Türk işinden benim anladığım şu, Çok büyük ve havalı reklamlarla sunulan intibanın çeyreği bile olmayacak bir yapım.
Bilimsel bir kafa için önce bilimsel temellere oturtulacak bir hayal gücü lazım. Oysa ülkemizde, inanç, bilimsel mantığın önüne geçmiş durumda.
Sonra bizler bir işe başladığımızda çok aceleciyiz. Sistemli bir şekilde iş planı takip etmiyoruz. İlk adımlardaki mükemmelliği ve özeni kısa zamanda kaybediyoruz.

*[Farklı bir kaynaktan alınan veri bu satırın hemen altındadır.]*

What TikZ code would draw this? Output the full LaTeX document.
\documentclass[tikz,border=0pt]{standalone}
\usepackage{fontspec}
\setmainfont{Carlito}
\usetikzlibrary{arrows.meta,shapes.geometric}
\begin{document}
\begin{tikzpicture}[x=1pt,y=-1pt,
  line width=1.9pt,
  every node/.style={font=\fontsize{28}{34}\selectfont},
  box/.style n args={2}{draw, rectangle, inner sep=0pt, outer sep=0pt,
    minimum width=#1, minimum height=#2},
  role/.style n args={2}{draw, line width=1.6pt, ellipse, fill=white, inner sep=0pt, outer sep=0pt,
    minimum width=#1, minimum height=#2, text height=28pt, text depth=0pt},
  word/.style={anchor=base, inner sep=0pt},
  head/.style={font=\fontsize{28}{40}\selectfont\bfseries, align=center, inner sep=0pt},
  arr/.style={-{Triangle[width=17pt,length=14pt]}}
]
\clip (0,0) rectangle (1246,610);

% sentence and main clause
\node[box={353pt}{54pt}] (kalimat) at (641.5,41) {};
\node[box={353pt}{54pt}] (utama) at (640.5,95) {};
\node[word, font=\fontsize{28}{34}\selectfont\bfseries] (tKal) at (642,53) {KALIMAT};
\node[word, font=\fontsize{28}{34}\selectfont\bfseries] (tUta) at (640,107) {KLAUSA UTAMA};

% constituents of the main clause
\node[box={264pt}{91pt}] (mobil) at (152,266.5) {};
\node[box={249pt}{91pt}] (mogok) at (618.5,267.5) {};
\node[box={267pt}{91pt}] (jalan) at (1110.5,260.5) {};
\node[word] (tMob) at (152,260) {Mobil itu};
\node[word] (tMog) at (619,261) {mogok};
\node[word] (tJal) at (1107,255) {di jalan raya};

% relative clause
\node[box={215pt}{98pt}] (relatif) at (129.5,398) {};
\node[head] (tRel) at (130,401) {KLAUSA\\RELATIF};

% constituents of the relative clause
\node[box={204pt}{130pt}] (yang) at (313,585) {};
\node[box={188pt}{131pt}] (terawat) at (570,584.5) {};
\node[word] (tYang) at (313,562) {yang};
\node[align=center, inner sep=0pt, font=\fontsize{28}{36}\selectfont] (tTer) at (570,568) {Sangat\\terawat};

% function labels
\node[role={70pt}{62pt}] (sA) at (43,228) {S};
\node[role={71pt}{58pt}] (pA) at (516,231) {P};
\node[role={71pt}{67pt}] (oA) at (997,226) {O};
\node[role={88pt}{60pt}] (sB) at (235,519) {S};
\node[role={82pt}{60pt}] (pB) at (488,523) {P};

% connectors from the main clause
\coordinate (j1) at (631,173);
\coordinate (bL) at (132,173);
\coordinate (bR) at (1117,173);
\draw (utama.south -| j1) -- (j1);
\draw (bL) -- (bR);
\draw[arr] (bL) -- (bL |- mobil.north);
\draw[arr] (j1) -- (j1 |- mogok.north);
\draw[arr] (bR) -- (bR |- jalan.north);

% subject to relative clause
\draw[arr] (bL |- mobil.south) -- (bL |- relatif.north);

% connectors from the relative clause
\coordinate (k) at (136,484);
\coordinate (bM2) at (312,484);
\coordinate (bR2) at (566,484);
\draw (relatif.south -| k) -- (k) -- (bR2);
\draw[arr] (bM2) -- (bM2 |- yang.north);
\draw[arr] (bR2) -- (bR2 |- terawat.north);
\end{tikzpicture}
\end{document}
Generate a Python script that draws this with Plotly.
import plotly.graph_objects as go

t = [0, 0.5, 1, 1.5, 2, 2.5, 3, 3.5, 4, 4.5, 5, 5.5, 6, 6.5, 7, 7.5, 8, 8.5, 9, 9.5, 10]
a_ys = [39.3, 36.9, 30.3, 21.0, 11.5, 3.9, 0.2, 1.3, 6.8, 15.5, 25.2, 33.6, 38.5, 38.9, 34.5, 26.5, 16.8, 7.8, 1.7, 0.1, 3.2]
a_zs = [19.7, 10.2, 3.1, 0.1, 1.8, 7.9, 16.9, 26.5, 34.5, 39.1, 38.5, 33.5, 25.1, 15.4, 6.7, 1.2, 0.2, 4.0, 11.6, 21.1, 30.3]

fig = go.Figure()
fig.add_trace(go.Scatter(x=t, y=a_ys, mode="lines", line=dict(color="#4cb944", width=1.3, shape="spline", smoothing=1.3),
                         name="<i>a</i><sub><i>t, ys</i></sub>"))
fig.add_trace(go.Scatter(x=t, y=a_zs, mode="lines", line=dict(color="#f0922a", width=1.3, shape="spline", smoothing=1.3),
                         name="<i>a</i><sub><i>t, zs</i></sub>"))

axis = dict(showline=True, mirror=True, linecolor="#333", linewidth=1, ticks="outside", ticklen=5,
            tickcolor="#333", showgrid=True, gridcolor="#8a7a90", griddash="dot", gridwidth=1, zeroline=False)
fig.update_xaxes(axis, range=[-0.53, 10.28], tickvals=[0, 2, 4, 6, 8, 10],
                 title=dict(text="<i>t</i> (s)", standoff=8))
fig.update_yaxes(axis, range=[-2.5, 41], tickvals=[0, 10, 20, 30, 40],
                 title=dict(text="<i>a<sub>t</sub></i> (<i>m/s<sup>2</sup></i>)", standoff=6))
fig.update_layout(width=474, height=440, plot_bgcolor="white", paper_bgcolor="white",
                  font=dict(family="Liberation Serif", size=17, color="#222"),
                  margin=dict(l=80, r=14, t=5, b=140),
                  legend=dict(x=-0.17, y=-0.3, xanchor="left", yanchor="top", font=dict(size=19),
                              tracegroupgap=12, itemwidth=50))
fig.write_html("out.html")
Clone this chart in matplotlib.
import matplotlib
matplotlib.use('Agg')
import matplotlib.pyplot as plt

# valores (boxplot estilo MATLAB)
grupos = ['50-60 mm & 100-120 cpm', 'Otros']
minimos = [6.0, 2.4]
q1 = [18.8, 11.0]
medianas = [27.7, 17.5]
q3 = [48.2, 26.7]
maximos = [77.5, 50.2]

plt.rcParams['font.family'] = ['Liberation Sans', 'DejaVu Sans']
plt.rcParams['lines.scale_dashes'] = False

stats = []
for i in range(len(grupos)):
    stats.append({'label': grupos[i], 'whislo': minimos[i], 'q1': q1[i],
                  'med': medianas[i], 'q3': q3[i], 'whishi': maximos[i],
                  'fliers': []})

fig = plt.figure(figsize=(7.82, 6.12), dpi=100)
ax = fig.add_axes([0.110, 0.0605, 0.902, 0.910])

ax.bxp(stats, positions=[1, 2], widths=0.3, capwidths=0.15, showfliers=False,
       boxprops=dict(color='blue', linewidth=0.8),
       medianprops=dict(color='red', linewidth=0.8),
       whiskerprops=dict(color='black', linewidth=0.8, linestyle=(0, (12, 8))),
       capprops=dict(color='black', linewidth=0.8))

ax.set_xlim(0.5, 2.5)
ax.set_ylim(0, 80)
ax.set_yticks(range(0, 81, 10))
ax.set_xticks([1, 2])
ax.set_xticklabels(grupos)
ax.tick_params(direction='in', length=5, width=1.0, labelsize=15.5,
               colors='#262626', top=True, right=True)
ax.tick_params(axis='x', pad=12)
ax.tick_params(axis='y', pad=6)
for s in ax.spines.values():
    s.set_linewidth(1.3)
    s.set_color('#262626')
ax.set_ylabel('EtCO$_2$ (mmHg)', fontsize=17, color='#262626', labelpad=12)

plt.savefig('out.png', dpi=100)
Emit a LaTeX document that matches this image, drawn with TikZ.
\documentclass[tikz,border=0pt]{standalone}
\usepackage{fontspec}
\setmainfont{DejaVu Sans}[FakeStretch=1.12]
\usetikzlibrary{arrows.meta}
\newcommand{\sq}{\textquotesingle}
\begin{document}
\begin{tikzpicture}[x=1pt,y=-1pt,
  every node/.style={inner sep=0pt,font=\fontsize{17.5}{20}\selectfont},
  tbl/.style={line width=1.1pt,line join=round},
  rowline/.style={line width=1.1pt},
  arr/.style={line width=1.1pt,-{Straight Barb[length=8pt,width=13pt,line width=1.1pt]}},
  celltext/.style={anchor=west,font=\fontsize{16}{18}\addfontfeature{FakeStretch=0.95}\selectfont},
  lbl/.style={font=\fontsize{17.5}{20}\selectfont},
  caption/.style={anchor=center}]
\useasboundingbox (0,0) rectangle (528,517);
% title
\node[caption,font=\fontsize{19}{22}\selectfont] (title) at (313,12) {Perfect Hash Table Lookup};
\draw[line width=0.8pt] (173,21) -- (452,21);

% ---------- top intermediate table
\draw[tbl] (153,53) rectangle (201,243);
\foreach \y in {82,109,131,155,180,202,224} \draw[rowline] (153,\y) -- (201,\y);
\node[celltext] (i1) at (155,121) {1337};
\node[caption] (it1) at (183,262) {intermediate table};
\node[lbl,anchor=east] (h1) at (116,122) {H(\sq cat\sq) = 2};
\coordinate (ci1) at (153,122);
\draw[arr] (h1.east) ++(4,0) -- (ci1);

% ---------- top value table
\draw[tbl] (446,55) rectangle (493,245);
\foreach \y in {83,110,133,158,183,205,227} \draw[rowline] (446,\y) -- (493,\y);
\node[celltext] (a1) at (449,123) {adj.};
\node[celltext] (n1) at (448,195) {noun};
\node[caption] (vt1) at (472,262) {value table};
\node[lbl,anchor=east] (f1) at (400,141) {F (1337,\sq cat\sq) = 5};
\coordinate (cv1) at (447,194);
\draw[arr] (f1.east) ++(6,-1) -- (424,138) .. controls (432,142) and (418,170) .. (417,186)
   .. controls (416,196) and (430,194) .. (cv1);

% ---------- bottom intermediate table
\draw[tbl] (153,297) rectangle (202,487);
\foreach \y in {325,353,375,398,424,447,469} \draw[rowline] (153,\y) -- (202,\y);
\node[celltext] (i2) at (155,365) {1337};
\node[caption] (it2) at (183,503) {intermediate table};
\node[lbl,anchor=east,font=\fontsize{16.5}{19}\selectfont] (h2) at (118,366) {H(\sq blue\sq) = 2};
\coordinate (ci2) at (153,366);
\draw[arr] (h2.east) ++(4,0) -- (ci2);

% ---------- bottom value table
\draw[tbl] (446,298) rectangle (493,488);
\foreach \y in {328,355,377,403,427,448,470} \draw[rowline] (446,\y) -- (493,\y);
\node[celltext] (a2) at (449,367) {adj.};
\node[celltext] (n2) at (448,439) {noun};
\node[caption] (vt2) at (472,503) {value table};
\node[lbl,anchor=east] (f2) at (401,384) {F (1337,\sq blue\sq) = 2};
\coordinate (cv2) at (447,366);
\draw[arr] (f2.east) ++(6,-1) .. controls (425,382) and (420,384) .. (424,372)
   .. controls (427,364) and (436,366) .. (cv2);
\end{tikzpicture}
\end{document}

Daha sonra işin kolayına ve hatta üçkağıdına kaçıyoruz.
Başladığımız işleri bitirmeyi genellikle başkalarına bırakıyoruz.
Toplumsal Sanat görgümüz çok düşük. Resim, heykel, tiyatro gibi görsel ve estetik sanatlar bizde zayıf. Bir tabloya bakıp zevk alan, düşüncelere dalan ya da bir bale izleyip duygulanan kaç kişi var ülkemizde ???
Heykel ile kendisini ifade edenleri anlayabilen kaç kişiyiz? :-)
Oysa bilim-kurgu estetik bir zerafette içermeli. Hem kendi içinde tutarlı olmalı, hem de kişinin bakış açısını etkileyip, geliştirmeli. Bu da içerdiği bilginin, sanat ile yoğrulmasıyla mümkündür.
Yapılmasın mı? Elbette yapılsın. Başlangıçtaki hatalar ve eksiklikleri kabullenerek seyredersek. Ama onlarda bunları geliştirir düzeltirse faydalı olur. Bilimkurguyla, fantaziyi karıştırmasınlar yeterli.